Peres, who occupied the most coveted political jobs in Israel and was both President and Prime Minister of his country in a life that spanned 93 years, died in Tel Aviv on Wednesday from a stroke he suffered two weeks ago.
The seeds of India’s now-thriving relations with Israel were planted by Peres as Prime Minister when he quietly met then Prime Minister Rajiv Gandhi who was in New York in the autumn of 1985 for the UN General Assembly. It took another seven years for that meeting to blossom into full diplomatic relations between New Delhi and Tel Aviv.
Although David Levy was Israel’s foreign minister when Rajiv’s eventual successor P.V. Narasimha Rao formally announced relations with Israel in January 1992, Peres had become foreign minister by the time India set up its first embassy in Tel Aviv in the summer of that year.
When then foreign secretary J.N. Dixit visited Israel in March 1993, he carried an invitation for Peres to visit India. The Israeli foreign minister instantly accepted the invitation. He arrived in New Delhi in May that year.
Of all the official visits by foreign leaders that I have reported on from anywhere in the world, the three-day visit by Peres to New Delhi was among the most memorable. Lessons from that visit are relevant today for India more than ever.
At a news conference towards the end of that visit, tossing political correctness right out of the window, Peres argued for changing the demographic composition of the Kashmir Valley. It was the huge majority of Muslims in the Valley that was irritating those outside who wanted to prise Kashmir away from India, he reasoned.

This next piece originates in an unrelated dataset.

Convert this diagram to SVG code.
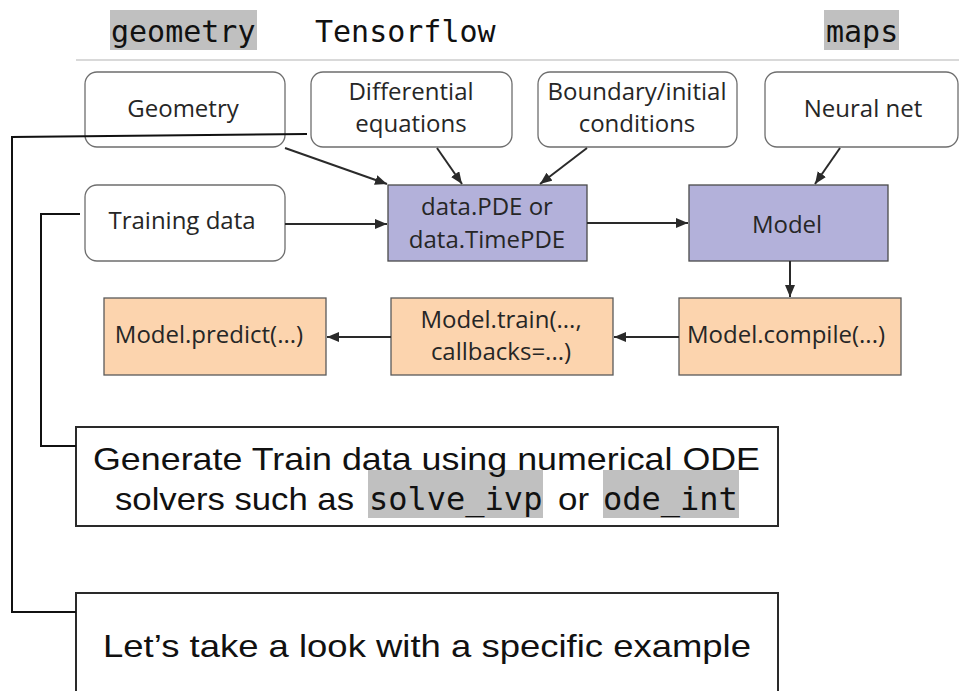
<svg xmlns="http://www.w3.org/2000/svg" width="959" height="691" viewBox="0 0 959 691">
<style>
.rnd{fill:#fff;stroke:#6e6e6e;stroke-width:1.3}
.pur{fill:#b3b1da;stroke:#4a4a4a;stroke-width:1.3}
.org{fill:#fcd4ae;stroke:#5a5a5a;stroke-width:1.3}
.lbl{font-family:"Open Sans",sans-serif;font-size:24px;fill:#262626;text-anchor:middle}
.mono{font-family:"DejaVu Sans Mono",monospace;fill:#111}
.hl{fill:#c0c0c0}
.body{font-family:"Liberation Sans","Noto Sans",sans-serif;font-size:32px;fill:#111}
.arr{stroke:#2a2a2a;stroke-width:2;fill:none;marker-end:url(#ah)}
.call{stroke:#111;stroke-width:2;fill:none}
.box{fill:#fff;stroke:#2a2a2a;stroke-width:2}
</style>
<defs>
<marker id="ah" markerUnits="userSpaceOnUse" markerWidth="14" markerHeight="12" refX="12" refY="5" orient="auto">
<path d="M0,0 L12,5 L0,10 Z" fill="#2a2a2a"/>
</marker>
</defs>
<rect width="959" height="691" fill="#fff"/>
<g id="header">
<rect class="hl" x="110" y="10" width="147" height="40"/>
<text class="mono" x="111" y="42" font-size="30">geometry</text>
<text class="mono" x="315" y="42" font-size="30">Tensorflow</text>
<rect class="hl" x="824" y="10" width="75" height="40"/>
<text class="mono" x="826" y="42" font-size="30">maps</text>
<line x1="76" y1="60" x2="959" y2="60" stroke="#cccccc" stroke-width="1.5"/>
</g>
<g id="geometry">
<rect class="rnd" x="85" y="72" width="200" height="75" rx="12"/>
<text class="lbl" x="183" y="117">Geometry</text>
</g>
<g id="differential">
<rect class="rnd" x="311" y="72" width="201" height="75" rx="12"/>
<text class="lbl" x="411" y="100">Differential</text>
<text class="lbl" x="411" y="132">equations</text>
</g>
<g id="boundary">
<rect class="rnd" x="538" y="72" width="199" height="75" rx="12"/>
<text class="lbl" x="637" y="100">Boundary/initial</text>
<text class="lbl" x="637" y="132">conditions</text>
</g>
<g id="neuralnet">
<rect class="rnd" x="765" y="72" width="193" height="75" rx="12"/>
<text class="lbl" x="863" y="117">Neural net</text>
</g>
<g id="training">
<rect class="rnd" x="85" y="185" width="200" height="76" rx="12"/>
<text class="lbl" x="182" y="229">Training data</text>
</g>
<g id="datapde">
<rect class="pur" x="388" y="185" width="199" height="76"/>
<text class="lbl" x="487" y="215">data.PDE or</text>
<text class="lbl" x="487" y="248">data.TimePDE</text>
</g>
<g id="model">
<rect class="pur" x="689" y="185" width="199" height="76"/>
<text class="lbl" x="787" y="233">Model</text>
</g>
<g id="compile">
<rect class="org" x="679" y="298" width="222" height="77"/>
<text class="lbl" x="786" y="343">Model.compile(...)</text>
</g>
<g id="train">
<rect class="org" x="391" y="298" width="222" height="77"/>
<text class="lbl" x="501" y="328">Model.train(...,</text>
<text class="lbl" x="501" y="360">callbacks=...)</text>
</g>
<g id="predict">
<rect class="org" x="104" y="298" width="222" height="77"/>
<text class="lbl" x="209" y="343">Model.predict(...)</text>
</g>
<g id="note1">
<rect class="box" x="76" y="427" width="702" height="99"/>
<rect class="hl" x="368" y="470" width="175" height="48"/>
<rect class="hl" x="603" y="470" width="136" height="48"/>
<text class="body" x="93" y="470" textLength="667" lengthAdjust="spacingAndGlyphs">Generate Train data using numerical ODE</text>
<text class="body" x="115" y="510" textLength="239" lengthAdjust="spacingAndGlyphs">solvers such as</text>
<text class="mono" x="369" y="510" font-size="32">solve_ivp</text>
<text class="body" x="558" y="510" textLength="31" lengthAdjust="spacingAndGlyphs">or</text>
<text class="mono" x="603" y="510" font-size="32">ode_int</text>
</g>
<g id="note2">
<rect class="box" x="76" y="593" width="702" height="110"/>
<text class="body" x="103" y="657" textLength="648" lengthAdjust="spacingAndGlyphs">Let’s take a look with a specific example</text>
</g>
<g id="connectors">
<line class="arr" x1="285" y1="148" x2="387" y2="184"/>
<line class="arr" x1="437" y1="148" x2="462" y2="184"/>
<line class="arr" x1="587" y1="148" x2="540" y2="184"/>
<line class="arr" x1="840" y1="148" x2="815" y2="184"/>
<line class="arr" x1="285" y1="224" x2="387" y2="224"/>
<line class="arr" x1="587" y1="223" x2="688" y2="223"/>
<line class="arr" x1="790" y1="261" x2="790" y2="297"/>
<line class="arr" x1="679" y1="337" x2="614" y2="337"/>
<line class="arr" x1="391" y1="337" x2="327" y2="337"/>
<polyline class="call" points="307,134 12,137 12,612 76,612"/>
<polyline class="call" points="80,214 41,214 41,446 76,446"/>
</g>
</svg>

The idea of a Muslim majority state at peace within Hindu-majority India was anathema to those who could not come to terms with India’s pluralism, multi-ethnic and multi-religious identity. New Delhi, said Peres, should not hesitate to populate the Valley with people from other parts of the country.

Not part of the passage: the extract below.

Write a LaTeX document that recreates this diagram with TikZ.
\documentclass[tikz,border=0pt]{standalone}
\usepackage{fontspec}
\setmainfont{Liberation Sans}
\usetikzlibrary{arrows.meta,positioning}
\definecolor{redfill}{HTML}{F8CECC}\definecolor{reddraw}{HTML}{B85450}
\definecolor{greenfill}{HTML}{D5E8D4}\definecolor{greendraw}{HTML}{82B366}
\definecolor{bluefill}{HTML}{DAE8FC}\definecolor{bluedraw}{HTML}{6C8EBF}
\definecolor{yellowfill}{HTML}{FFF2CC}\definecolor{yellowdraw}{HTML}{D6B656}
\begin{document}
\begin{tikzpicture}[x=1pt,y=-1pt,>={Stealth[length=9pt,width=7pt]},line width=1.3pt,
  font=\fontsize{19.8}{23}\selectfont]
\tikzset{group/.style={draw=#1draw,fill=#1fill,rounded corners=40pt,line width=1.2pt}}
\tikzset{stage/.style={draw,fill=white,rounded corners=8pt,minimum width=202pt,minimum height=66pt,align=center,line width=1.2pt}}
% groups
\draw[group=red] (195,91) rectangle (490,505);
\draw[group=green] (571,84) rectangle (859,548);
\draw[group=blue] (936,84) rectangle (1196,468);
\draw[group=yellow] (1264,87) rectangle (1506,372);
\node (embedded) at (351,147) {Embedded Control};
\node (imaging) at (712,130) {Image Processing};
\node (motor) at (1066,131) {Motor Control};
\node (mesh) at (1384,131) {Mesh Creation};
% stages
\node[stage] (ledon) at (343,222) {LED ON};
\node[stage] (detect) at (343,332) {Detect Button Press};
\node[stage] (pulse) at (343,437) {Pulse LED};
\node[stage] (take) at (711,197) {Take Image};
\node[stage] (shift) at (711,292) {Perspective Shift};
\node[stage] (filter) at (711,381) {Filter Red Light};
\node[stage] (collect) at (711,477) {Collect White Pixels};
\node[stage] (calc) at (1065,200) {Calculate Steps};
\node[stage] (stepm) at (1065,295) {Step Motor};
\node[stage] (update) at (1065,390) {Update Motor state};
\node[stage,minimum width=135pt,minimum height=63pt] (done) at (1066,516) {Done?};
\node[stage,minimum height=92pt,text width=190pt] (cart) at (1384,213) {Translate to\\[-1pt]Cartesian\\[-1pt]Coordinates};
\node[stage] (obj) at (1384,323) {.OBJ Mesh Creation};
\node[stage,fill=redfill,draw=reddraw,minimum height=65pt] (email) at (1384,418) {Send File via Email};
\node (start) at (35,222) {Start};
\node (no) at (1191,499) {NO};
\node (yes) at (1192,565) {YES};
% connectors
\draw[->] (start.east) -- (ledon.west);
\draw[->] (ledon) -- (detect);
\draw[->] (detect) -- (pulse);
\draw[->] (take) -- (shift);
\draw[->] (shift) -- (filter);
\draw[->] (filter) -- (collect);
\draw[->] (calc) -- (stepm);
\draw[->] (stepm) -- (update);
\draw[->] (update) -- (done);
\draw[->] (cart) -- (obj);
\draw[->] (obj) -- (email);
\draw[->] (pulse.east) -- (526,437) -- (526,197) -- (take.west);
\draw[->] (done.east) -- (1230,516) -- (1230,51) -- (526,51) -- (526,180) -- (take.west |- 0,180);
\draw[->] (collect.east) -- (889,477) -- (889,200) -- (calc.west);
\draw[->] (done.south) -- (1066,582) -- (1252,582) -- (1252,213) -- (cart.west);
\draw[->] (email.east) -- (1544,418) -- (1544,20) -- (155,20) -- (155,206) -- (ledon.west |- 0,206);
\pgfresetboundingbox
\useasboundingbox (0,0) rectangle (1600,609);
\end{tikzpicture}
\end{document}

In effect, Peres was arguing for the dilution of Article 370 of the Constitution, if not its abrogation. Reporters listened in utter shock.
A furore ensued, with secularists and others who had opposed the establishment of relations with Israel, baying for Rao’s blood.

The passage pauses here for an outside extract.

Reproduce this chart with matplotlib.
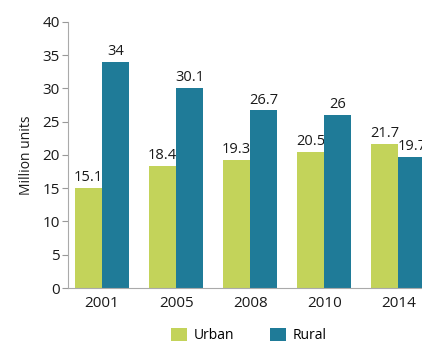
import matplotlib.pyplot as plt
import numpy as np

years = ["2001", "2005", "2008", "2010", "2014"]
urban = [15.1, 18.4, 19.3, 20.5, 21.7]
rural = [34, 30.1, 26.7, 26, 19.7]

plt.rcParams["font.family"] = ["Open Sans", "DejaVu Sans"]

green = "#c3d35a"
teal = "#1f7b98"
txt = "#1a1a1a"

fig = plt.figure(figsize=(4.22, 3.47), dpi=100)
ax = fig.add_axes([0.161, 0.170, 0.839, 0.767])

x = np.arange(len(years))
w = 0.365
ax.bar(x - w / 2, urban, w, color=green, zorder=1, label="Urban")
ax.bar(x + w / 2, rural, w, color=teal, zorder=2, label="Rural")

for xi, u, r in zip(x, urban, rural):
    ax.text(xi - w / 2, u + 0.4, f"{u:g}", ha="center", va="bottom",
            fontsize=10.5, color=txt, zorder=1.5)
    ax.text(xi + w / 2, r + 0.4, f"{r:g}", ha="center", va="bottom",
            fontsize=10.5, color=txt, zorder=3)

ax.set_xlim(-0.46, 4.32)
ax.set_ylim(0, 40)
ax.set_yticks(range(0, 41, 5))
ax.set_xticks(x)
ax.set_xticklabels(years)
ax.tick_params(axis="y", length=4, color="#999999", labelsize=11, labelcolor=txt, pad=2)
ax.tick_params(axis="x", length=0, labelsize=11, labelcolor=txt, pad=6)
for s in ["top", "right"]:
    ax.spines[s].set_visible(False)
ax.spines["left"].set_color("#aaaaaa")
ax.spines["bottom"].set_color("#aaaaaa")
ax.set_ylabel("Million units", fontsize=10, color=txt, labelpad=6)

fig.legend(loc="lower center", bbox_to_anchor=(0.59, -0.025), ncol=2, frameon=False,
           fontsize=10, handlelength=1.1, handleheight=1.1, columnspacing=2.6,
           handletextpad=0.5)

fig.savefig("out.png", dpi=100)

It may never be known, but there is speculation within the Modi government that it was the 2014 meeting between Peres and the Prime Minister that prompted Modi to take his foreign policy to state capitals.
Dixit records in his memoirs that “Peres informed me that he had asked his Ambassador in New Delhi to invite leaders of various political parties and the Chief Ministers of various sates to visit Israel in order to get a first-hand idea of those areas in which cooperation between the two countries could be built up.”
Gujarat was one of the first states to send its chief minister to Israel. Maharashtra followed. Israel’s diplomatic and economic foray into Indian state capitals was one of the talking points for Modi’s meeting with Peres, who narrated his experiences in this context in the 1990s.
Shortly after his meeting with the tallest Israeli leader of our time, Modi instructed the external affairs ministry to set up a “states” division and post diplomats in states to streamline their external relations.
Peres will be remembered as a lifelong fighter for peace even when his belief in peaceful co-existence with Israeli Arabs and Palestinians cost him elections and political office. He was awarded the Nobel Peace Prize in 1994.
After the Oslo peace accords of 1993, in which Peres played a big part as foreign minister, he lobbied to get India into the working groups set up to make relations with the Palestine Liberation Organisation workable.
India’s contribution to the working group on water resources management was especially commendable. Without relations with Israel, New Delhi could not have played its part in this normalisation process.
The last high-level Indian leader whom Peres met was President Pranab Mukherjee exactly a year ago. In a condolence statement, the President today “warmly recall(ed) my last meeting with him (Peres) in October 2015, during my visit to Israel”.
Mukherjee said: “We, in India, remember Mr. Peres as a steadfast friend of our country, whose lasting contribution to the strengthening of the close bilateral partnership between India and Israel will be long remembered.”